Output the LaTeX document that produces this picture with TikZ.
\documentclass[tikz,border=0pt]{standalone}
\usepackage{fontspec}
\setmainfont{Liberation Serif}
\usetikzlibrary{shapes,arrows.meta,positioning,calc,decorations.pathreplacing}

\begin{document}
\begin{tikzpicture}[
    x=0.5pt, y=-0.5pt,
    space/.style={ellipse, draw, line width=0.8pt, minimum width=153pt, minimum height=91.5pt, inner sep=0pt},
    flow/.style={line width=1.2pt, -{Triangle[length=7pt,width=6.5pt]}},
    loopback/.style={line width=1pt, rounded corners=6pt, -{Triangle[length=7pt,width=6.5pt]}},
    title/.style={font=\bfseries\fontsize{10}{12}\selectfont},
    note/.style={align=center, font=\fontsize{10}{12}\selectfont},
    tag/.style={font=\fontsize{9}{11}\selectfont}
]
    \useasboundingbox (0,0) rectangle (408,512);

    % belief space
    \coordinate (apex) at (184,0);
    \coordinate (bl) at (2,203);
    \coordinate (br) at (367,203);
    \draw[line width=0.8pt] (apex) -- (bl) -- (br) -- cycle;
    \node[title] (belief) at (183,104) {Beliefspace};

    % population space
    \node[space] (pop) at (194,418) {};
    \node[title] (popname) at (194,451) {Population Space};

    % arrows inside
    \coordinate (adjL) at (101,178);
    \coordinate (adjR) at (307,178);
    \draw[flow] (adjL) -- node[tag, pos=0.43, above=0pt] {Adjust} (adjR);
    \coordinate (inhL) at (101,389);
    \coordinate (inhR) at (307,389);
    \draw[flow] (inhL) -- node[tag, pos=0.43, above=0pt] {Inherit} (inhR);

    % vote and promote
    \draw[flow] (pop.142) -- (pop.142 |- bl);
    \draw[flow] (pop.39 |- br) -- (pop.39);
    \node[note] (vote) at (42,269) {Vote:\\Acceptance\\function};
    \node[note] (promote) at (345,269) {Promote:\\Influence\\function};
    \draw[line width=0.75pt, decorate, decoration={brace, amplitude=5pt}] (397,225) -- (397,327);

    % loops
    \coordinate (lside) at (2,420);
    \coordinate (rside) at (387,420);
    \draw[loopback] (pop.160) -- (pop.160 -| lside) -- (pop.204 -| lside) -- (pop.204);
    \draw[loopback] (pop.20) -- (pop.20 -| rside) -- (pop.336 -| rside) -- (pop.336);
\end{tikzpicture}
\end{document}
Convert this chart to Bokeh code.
****************************************
Print the material above verbatim, first line through the line containing "(397,225) -- (397,327);", both included.

EXPECTED ANSWER:
Output the LaTeX document that produces this picture with TikZ.
\documentclass[tikz,border=0pt]{standalone}
\usepackage{fontspec}
\setmainfont{Liberation Serif}
\usetikzlibrary{shapes,arrows.meta,positioning,calc,decorations.pathreplacing}

\begin{document}
\begin{tikzpicture}[
    x=0.5pt, y=-0.5pt,
    space/.style={ellipse, draw, line width=0.8pt, minimum width=153pt, minimum height=91.5pt, inner sep=0pt},
    flow/.style={line width=1.2pt, -{Triangle[length=7pt,width=6.5pt]}},
    loopback/.style={line width=1pt, rounded corners=6pt, -{Triangle[length=7pt,width=6.5pt]}},
    title/.style={font=\bfseries\fontsize{10}{12}\selectfont},
    note/.style={align=center, font=\fontsize{10}{12}\selectfont},
    tag/.style={font=\fontsize{9}{11}\selectfont}
]
    \useasboundingbox (0,0) rectangle (408,512);

    % belief space
    \coordinate (apex) at (184,0);
    \coordinate (bl) at (2,203);
    \coordinate (br) at (367,203);
    \draw[line width=0.8pt] (apex) -- (bl) -- (br) -- cycle;
    \node[title] (belief) at (183,104) {Beliefspace};

    % population space
    \node[space] (pop) at (194,418) {};
    \node[title] (popname) at (194,451) {Population Space};

    % arrows inside
    \coordinate (adjL) at (101,178);
    \coordinate (adjR) at (307,178);
    \draw[flow] (adjL) -- node[tag, pos=0.43, above=0pt] {Adjust} (adjR);
    \coordinate (inhL) at (101,389);
    \coordinate (inhR) at (307,389);
    \draw[flow] (inhL) -- node[tag, pos=0.43, above=0pt] {Inherit} (inhR);

    % vote and promote
    \draw[flow] (pop.142) -- (pop.142 |- bl);
    \draw[flow] (pop.39 |- br) -- (pop.39);
    \node[note] (vote) at (42,269) {Vote:\\Acceptance\\function};
    \node[note] (promote) at (345,269) {Promote:\\Influence\\function};
    \draw[line width=0.75pt, decorate, decoration={brace, amplitude=5pt}] (397,225) -- (397,327);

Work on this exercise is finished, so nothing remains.